Woods immediately erased that mistake with birdies on 12 and 13, then frittered away his rally with a double bogey on No. 14 when he drove with a 3-wood into a pond so far right that it is in play only for double-digit handicappers. The ball started right at a 45-degree angle and then sliced -- a startling shot for any professional, let alone the No. 1 player in the world.

"I tried to stop [the swing]," Woods said of what went wrong. "I got to the point when I was actually past that point and I couldn't stop anymore. Sometimes I can stop it, but I got to the point where I physically couldn't do it. "

He bounced back with birdies on Nos. 15 and 16 then settled into more consistent play on his second nine. After blowing his driver -- and for the second day Woods hit only four drivers off the tee -- into the right trees on No. 1, his tenth hole, he missed the No. 2 fairway only by a yard and then hit the rest of the fairways coming in, a reason for optimism that perhaps he is growing more comfortable with his swing.

Still, the pronounced dip that leads to the club getting stuck behind Woods on the downswing is clearly evident. The head drops as Woods transitions out of his backswing, but there is also a buckling of the knees that makes you wonder if all is well with his surgically repaired left knee.

"Knee's good," Woods said rather dismissively when asked about his health after the round. "No, zero. Absolutely 100 percent," he added when pressed on whether there were any physical issues. He was also asked about the Achilles tendon problem he had last year but did not reveal until last month.
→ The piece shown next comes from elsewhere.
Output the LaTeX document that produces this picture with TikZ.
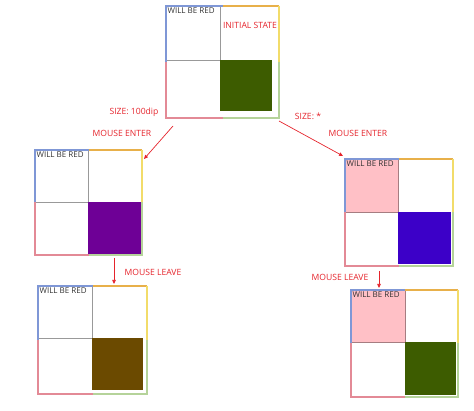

"No, I started back running again," he said, against denying any physical problems. "Haven't had any swelling. I still feel that I'm explosive in all my exercises I'm able to do now, which I wasn't doing any of that last year. So it feels good."

Never in Woods' 15-year professional career has he been in a stretch of golf in which being closer to the cut line than to the lead after 36 holes is considered somewhat of a success. The sense going into the weekend is that Woods is not so much thinking about winning the Players as he is thinking about getting his game in shape to have a chance to win the U.S. Open at Pebble Beach next month.

"If I was swinging the club a little bit better, it would be a little bit easier," Woods said about whether he still had a chance to win here. "Got to keep plodding along, and this golf course, anything can happen."

While it is undeniably true that anything can still happen at TPC Sawgrass, there is little reason to think that it will for Woods -- at least not in a magical way. Yes, he was explosive at times and hit some impressive shots, but he still looks like a guy whose game is being held together by Band-Aids and bailing wire.

Tiger Woods -- nine back and it's a step forward. Think about that. It's going to be fun to see how he figures his way out of this.